Question

Find the domain of the following real functions :
(i)$$f\left( x \right)=\sqrt{16-x^2}$$

Answer

**step1** Understanding the Goal

We are given a rule for numbers, written as $$f(x) = \sqrt{16-x^2}$$. We want to find out what numbers 'x' we can use in this rule so that we get a real number as an answer. This set of numbers 'x' is called the domain of the function.

**step2** The Rule for Square Roots

For us to get a real number when we find a square root, the number inside the square root symbol must be zero or a positive number. It cannot be a negative number. So, we need to make sure that the expression $$16-x^2$$ is zero or a positive number.

**step3** Finding Numbers that Work - Part 1: Positive and Zero 'x'

Let's try some whole numbers for 'x' to see when $$16-x^2$$ is zero or a positive number.
- If $$x = 0$$, then $$x^2 = 0 \times 0 = 0$$. So, $$16 - x^2 = 16 - 0 = 16$$. Since 16 is a positive number, $$x=0$$ works.
- If $$x = 1$$, then $$x^2 = 1 \times 1 = 1$$. So, $$16 - x^2 = 16 - 1 = 15$$. Since 15 is a positive number, $$x=1$$ works.
- If $$x = 2$$, then $$x^2 = 2 \times 2 = 4$$. So, $$16 - x^2 = 16 - 4 = 12$$. Since 12 is a positive number, $$x=2$$ works.
- If $$x = 3$$, then $$x^2 = 3 \times 3 = 9$$. So, $$16 - x^2 = 16 - 9 = 7$$. Since 7 is a positive number, $$x=3$$ works.
- If $$x = 4$$, then $$x^2 = 4 \times 4 = 16$$. So, $$16 - x^2 = 16 - 16 = 0$$. Since 0 is allowed (the square root of 0 is 0), $$x=4$$ works.
- If $$x = 5$$, then $$x^2 = 5 \times 5 = 25$$. So, $$16 - x^2 = 16 - 25$$. To subtract 25 from 16, we know the answer will be negative because 25 is larger than 16. The difference is $$25 - 16 = 9$$, so $$16 - 25 = -9$$. Since -9 is a negative number, $$x=5$$ does not work.
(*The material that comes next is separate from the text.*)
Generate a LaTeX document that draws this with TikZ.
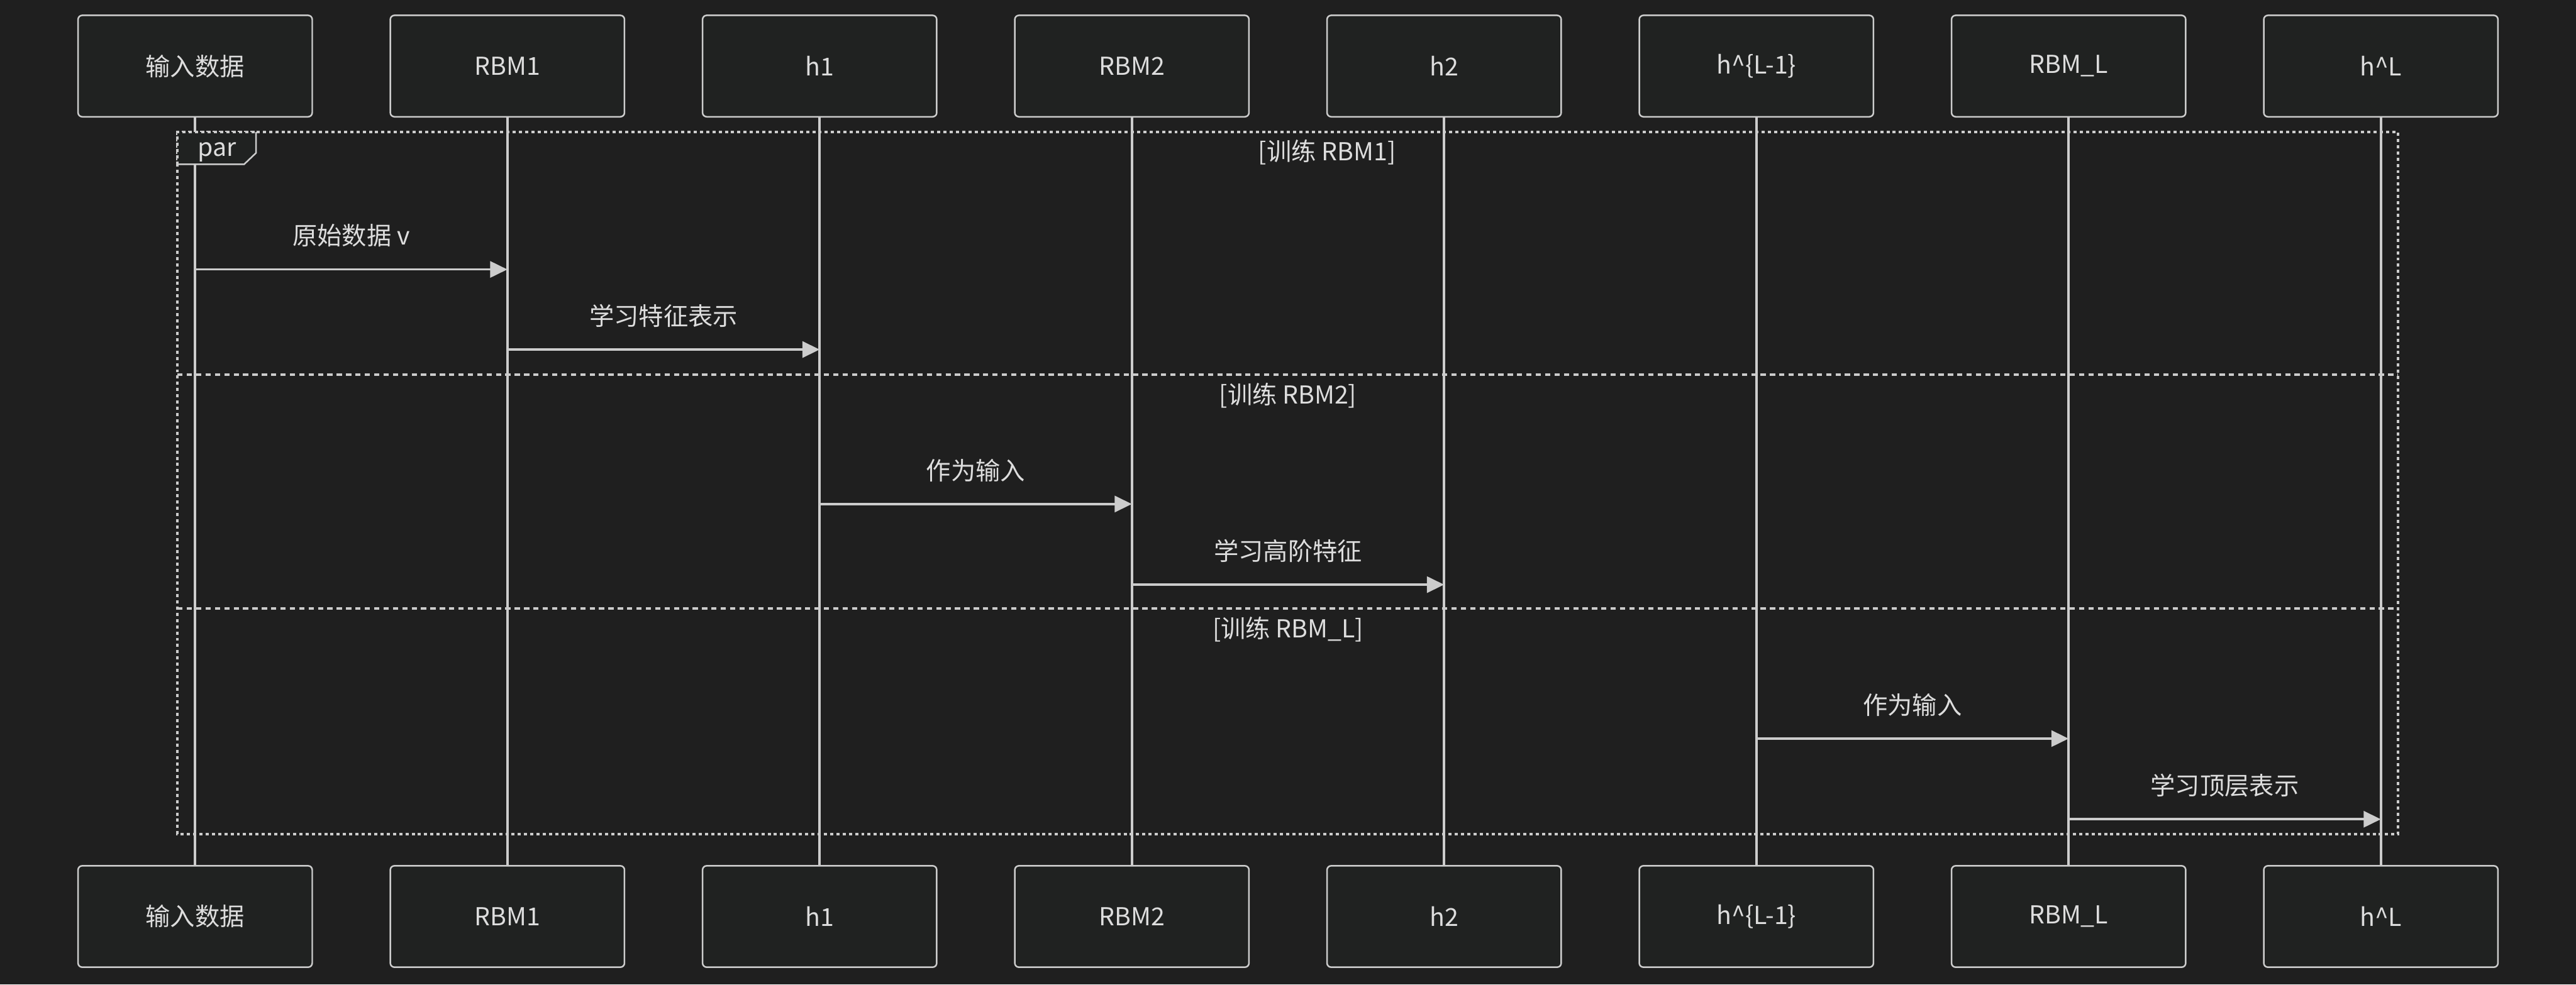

**step4** Finding Numbers that Work - Part 2: Negative 'x'

Now let's try some negative whole numbers for 'x'. Remember that when you multiply a negative number by itself, the answer is always a positive number.
- If $$x = -1$$, then $$x^2 = (-1) \times (-1) = 1$$. So, $$16 - x^2 = 16 - 1 = 15$$. Since 15 is a positive number, $$x=-1$$ works.
- If $$x = -2$$, then $$x^2 = (-2) \times (-2) = 4$$. So, $$16 - x^2 = 16 - 4 = 12$$. Since 12 is a positive number, $$x=-2$$ works.
- If $$x = -3$$, then $$x^2 = (-3) \times (-3) = 9$$. So, $$16 - x^2 = 16 - 9 = 7$$. Since 7 is a positive number, $$x=-3$$ works.
- If $$x = -4$$, then $$x^2 = (-4) \times (-4) = 16$$. So, $$16 - x^2 = 16 - 16 = 0$$. Since 0 is allowed, $$x=-4$$ works.
- If $$x = -5$$, then $$x^2 = (-5) \times (-5) = 25$$. So, $$16 - x^2 = 16 - 25 = -9$$. Since -9 is a negative number, $$x=-5$$ does not work.

**step5** Identifying the Pattern

From our testing, we found that numbers like -5 or 5 do not work because when we square them, $$x^2$$ becomes too big (larger than 16), which makes $$16-x^2$$ a negative number. Numbers from -4 up to 4 (including -4 and 4) all work because when we square them, $$x^2$$ is 16 or less. This ensures $$16-x^2$$ is zero or a positive number, allowing us to find a real square root.

**step6** Stating the Domain

The numbers 'x' that work are all numbers that are greater than or equal to -4, and less than or equal to 4. This is the domain of the function $$f(x) = \sqrt{16-x^2}$$.